◆ THE TASK
Retype each line exactly. Skip images.

╭──

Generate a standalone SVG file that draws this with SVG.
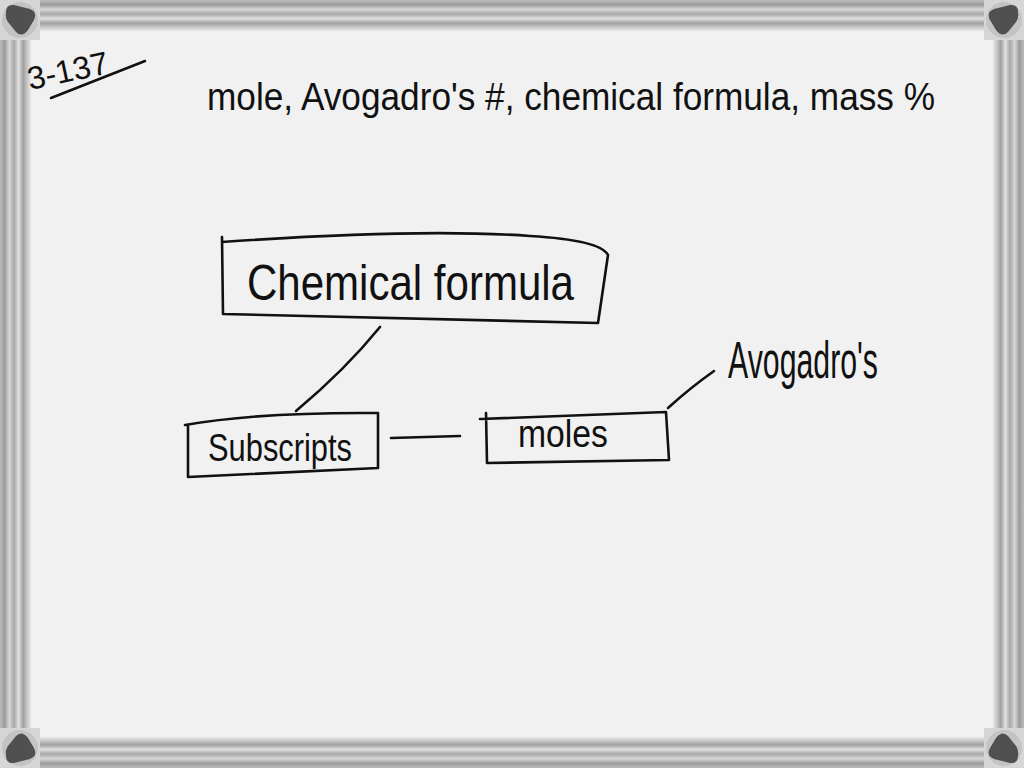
<svg xmlns="http://www.w3.org/2000/svg" width="1024" height="768" viewBox="0 0 1024 768">
<defs>
<linearGradient id="hband" x1="0" y1="0" x2="0" y2="1">
<stop offset="0" stop-color="#bdbdbd"/><stop offset="0.15" stop-color="#9a9a9a"/><stop offset="0.3" stop-color="#d8d8d8"/><stop offset="0.45" stop-color="#a8a8a8"/><stop offset="0.6" stop-color="#e0e0e0"/><stop offset="0.75" stop-color="#a0a0a0"/><stop offset="0.88" stop-color="#c8c8c8"/><stop offset="1" stop-color="#e8e8e8"/>
</linearGradient>
<linearGradient id="hbandB" x1="0" y1="1" x2="0" y2="0">
<stop offset="0" stop-color="#bdbdbd"/><stop offset="0.15" stop-color="#9a9a9a"/><stop offset="0.3" stop-color="#d8d8d8"/><stop offset="0.45" stop-color="#a8a8a8"/><stop offset="0.6" stop-color="#e0e0e0"/><stop offset="0.75" stop-color="#a0a0a0"/><stop offset="0.88" stop-color="#c8c8c8"/><stop offset="1" stop-color="#e8e8e8"/>
</linearGradient>
<linearGradient id="vband" x1="0" y1="0" x2="1" y2="0">
<stop offset="0" stop-color="#bdbdbd"/><stop offset="0.15" stop-color="#9a9a9a"/><stop offset="0.3" stop-color="#d8d8d8"/><stop offset="0.45" stop-color="#a8a8a8"/><stop offset="0.6" stop-color="#e0e0e0"/><stop offset="0.75" stop-color="#a0a0a0"/><stop offset="0.88" stop-color="#c8c8c8"/><stop offset="1" stop-color="#e8e8e8"/>
</linearGradient>
<linearGradient id="vbandR" x1="1" y1="0" x2="0" y2="0">
<stop offset="0" stop-color="#bdbdbd"/><stop offset="0.15" stop-color="#9a9a9a"/><stop offset="0.3" stop-color="#d8d8d8"/><stop offset="0.45" stop-color="#a8a8a8"/><stop offset="0.6" stop-color="#e0e0e0"/><stop offset="0.75" stop-color="#a0a0a0"/><stop offset="0.88" stop-color="#c8c8c8"/><stop offset="1" stop-color="#e8e8e8"/>
</linearGradient>
<g id="corner">
<rect x="0" y="0" width="40" height="40" fill="#d6d6d6"/>
<circle cx="20" cy="20" r="18" fill="#c4c4c4"/>
<path d="M6,12 Q6,4 14,5 L30,9 Q38,12 34,20 L28,30 Q22,38 16,32 L8,22 Q5,18 6,12 Z" fill="#505050"/>
</g>
</defs>
<style>
.ink{fill:none;stroke:#111;stroke-width:2.6;stroke-linecap:round;stroke-linejoin:round}
.hw{font-family:"Liberation Sans","DejaVu Sans",sans-serif;fill:#111}
</style>
<rect width="1024" height="768" fill="#f1f1f1"/>
<g id="frame">
<rect x="0" y="0" width="1024" height="31" fill="url(#hband)"/>
<rect x="0" y="737" width="1024" height="31" fill="url(#hbandB)"/>
<rect x="0" y="0" width="31" height="768" fill="url(#vband)"/>
<rect x="993" y="0" width="31" height="768" fill="url(#vbandR)"/>
<use href="#corner" x="0" y="0"/>
<use href="#corner" transform="translate(1024,0) scale(-1,1)"/>
<use href="#corner" transform="translate(0,768) scale(1,-1)"/>
<use href="#corner" transform="translate(1024,768) scale(-1,-1)"/>
</g>
<g id="header">
<text class="hw" x="30" y="90" font-size="32" transform="rotate(-12 30 90)">3-137</text>
<path class="ink" d="M51,98 L145,61"/>
<text class="hw" x="207" y="110" font-size="38" textLength="728" lengthAdjust="spacingAndGlyphs">mole, Avogadro's #,  chemical  formula, mass %</text>
</g>
<g id="connectors">
<path class="ink" d="M380,327 Q345,370 296,411"/>
<path class="ink" d="M391,438 L460,436"/>
<path class="ink" d="M668,408 Q690,388 714,371"/>
</g>
<g id="node-chemical-formula">
<path class="ink" d="M222,237 L223,314 L598,323 L608,255 Q600,240 530,236 Q420,228 222,242"/>
<text class="hw" x="247" y="300" font-size="50" textLength="327" lengthAdjust="spacingAndGlyphs">Chemical formula</text>
</g>
<g id="node-subscripts">
<path class="ink" d="M185,425 Q260,412 378,413 L378,468 L188,477 L188,426"/>
<text class="hw" x="208" y="461" font-size="38" textLength="144" lengthAdjust="spacingAndGlyphs">Subscripts</text>
</g>
<g id="node-moles">
<path class="ink" d="M486,413 L487,463 L669,460 L666,412 L480,419"/>
<text class="hw" x="518" y="447" font-size="38" textLength="90" lengthAdjust="spacingAndGlyphs">moles</text>
</g>
<g id="node-avogadros">
<text class="hw" x="728" y="378" font-size="52" textLength="150" lengthAdjust="spacingAndGlyphs">Avogadro's</text>
</g>
</svg>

╰──

◆ EXERCISE SOLUTION
Generate a standalone SVG file that draws this with SVG.
<svg xmlns="http://www.w3.org/2000/svg" width="1024" height="768" viewBox="0 0 1024 768">
<defs>
<linearGradient id="hband" x1="0" y1="0" x2="0" y2="1">
<stop offset="0" stop-color="#bdbdbd"/><stop offset="0.15" stop-color="#9a9a9a"/><stop offset="0.3" stop-color="#d8d8d8"/><stop offset="0.45" stop-color="#a8a8a8"/><stop offset="0.6" stop-color="#e0e0e0"/><stop offset="0.75" stop-color="#a0a0a0"/><stop offset="0.88" stop-color="#c8c8c8"/><stop offset="1" stop-color="#e8e8e8"/>
</linearGradient>
<linearGradient id="hbandB" x1="0" y1="1" x2="0" y2="0">
<stop offset="0" stop-color="#bdbdbd"/><stop offset="0.15" stop-color="#9a9a9a"/><stop offset="0.3" stop-color="#d8d8d8"/><stop offset="0.45" stop-color="#a8a8a8"/><stop offset="0.6" stop-color="#e0e0e0"/><stop offset="0.75" stop-color="#a0a0a0"/><stop offset="0.88" stop-color="#c8c8c8"/><stop offset="1" stop-color="#e8e8e8"/>
</linearGradient>
<linearGradient id="vband" x1="0" y1="0" x2="1" y2="0">
<stop offset="0" stop-color="#bdbdbd"/><stop offset="0.15" stop-color="#9a9a9a"/><stop offset="0.3" stop-color="#d8d8d8"/><stop offset="0.45" stop-color="#a8a8a8"/><stop offset="0.6" stop-color="#e0e0e0"/><stop offset="0.75" stop-color="#a0a0a0"/><stop offset="0.88" stop-color="#c8c8c8"/><stop offset="1" stop-color="#e8e8e8"/>
</linearGradient>
<linearGradient id="vbandR" x1="1" y1="0" x2="0" y2="0">
<stop offset="0" stop-color="#bdbdbd"/><stop offset="0.15" stop-color="#9a9a9a"/><stop offset="0.3" stop-color="#d8d8d8"/><stop offset="0.45" stop-color="#a8a8a8"/><stop offset="0.6" stop-color="#e0e0e0"/><stop offset="0.75" stop-color="#a0a0a0"/><stop offset="0.88" stop-color="#c8c8c8"/><stop offset="1" stop-color="#e8e8e8"/>
</linearGradient>
<g id="corner">
<rect x="0" y="0" width="40" height="40" fill="#d6d6d6"/>
<circle cx="20" cy="20" r="18" fill="#c4c4c4"/>
<path d="M6,12 Q6,4 14,5 L30,9 Q38,12 34,20 L28,30 Q22,38 16,32 L8,22 Q5,18 6,12 Z" fill="#505050"/>
</g>
</defs>
<style>
.ink{fill:none;stroke:#111;stroke-width:2.6;stroke-linecap:round;stroke-linejoin:round}
.hw{font-family:"Liberation Sans","DejaVu Sans",sans-serif;fill:#111}
</style>
<rect width="1024" height="768" fill="#f1f1f1"/>
<g id="frame">
<rect x="0" y="0" width="1024" height="31" fill="url(#hband)"/>
<rect x="0" y="737" width="1024" height="31" fill="url(#hbandB)"/>
<rect x="0" y="0" width="31" height="768" fill="url(#vband)"/>
<rect x="993" y="0" width="31" height="768" fill="url(#vbandR)"/>
<use href="#corner" x="0" y="0"/>
<use href="#corner" transform="translate(1024,0) scale(-1,1)"/>
<use href="#corner" transform="translate(0,768) scale(1,-1)"/>
<use href="#corner" transform="translate(1024,768) scale(-1,-1)"/>
</g>
<g id="header">
<text class="hw" x="30" y="90" font-size="32" transform="rotate(-12 30 90)">3-137</text>
<path class="ink" d="M51,98 L145,61"/>
<text class="hw" x="207" y="110" font-size="38" textLength="728" lengthAdjust="spacingAndGlyphs">mole, Avogadro's #,  chemical  formula, mass %</text>
</g>
<g id="connectors">
<path class="ink" d="M380,327 Q345,370 296,411"/>
<path class="ink" d="M391,438 L460,436"/>
<path class="ink" d="M668,408 Q690,388 714,371"/>
</g>
<g id="node-chemical-formula">
<path class="ink" d="M222,237 L223,314 L598,323 L608,255 Q600,240 530,236 Q420,228 222,242"/>
<text class="hw" x="247" y="300" font-size="50" textLength="327" lengthAdjust="spacingAndGlyphs">Chemical formula</text>
</g>
<g id="node-subscripts">
<path class="ink" d="M185,425 Q260,412 378,413 L378,468 L188,477 L188,426"/>
<text class="hw" x="208" y="461" font-size="38" textLength="144" lengthAdjust="spacingAndGlyphs">Subscripts</text>
</g>
<g id="node-moles">
<path class="ink" d="M486,413 L487,463 L669,460 L666,412 L480,419"/>
<text class="hw" x="518" y="447" font-size="38" textLength="90" lengthAdjust="spacingAndGlyphs">moles</text>
</g>
<g id="node-avogadros">
<text class="hw" x="728" y="378" font-size="52" textLength="150" lengthAdjust="spacingAndGlyphs">Avogadro's</text>
</g>
</svg>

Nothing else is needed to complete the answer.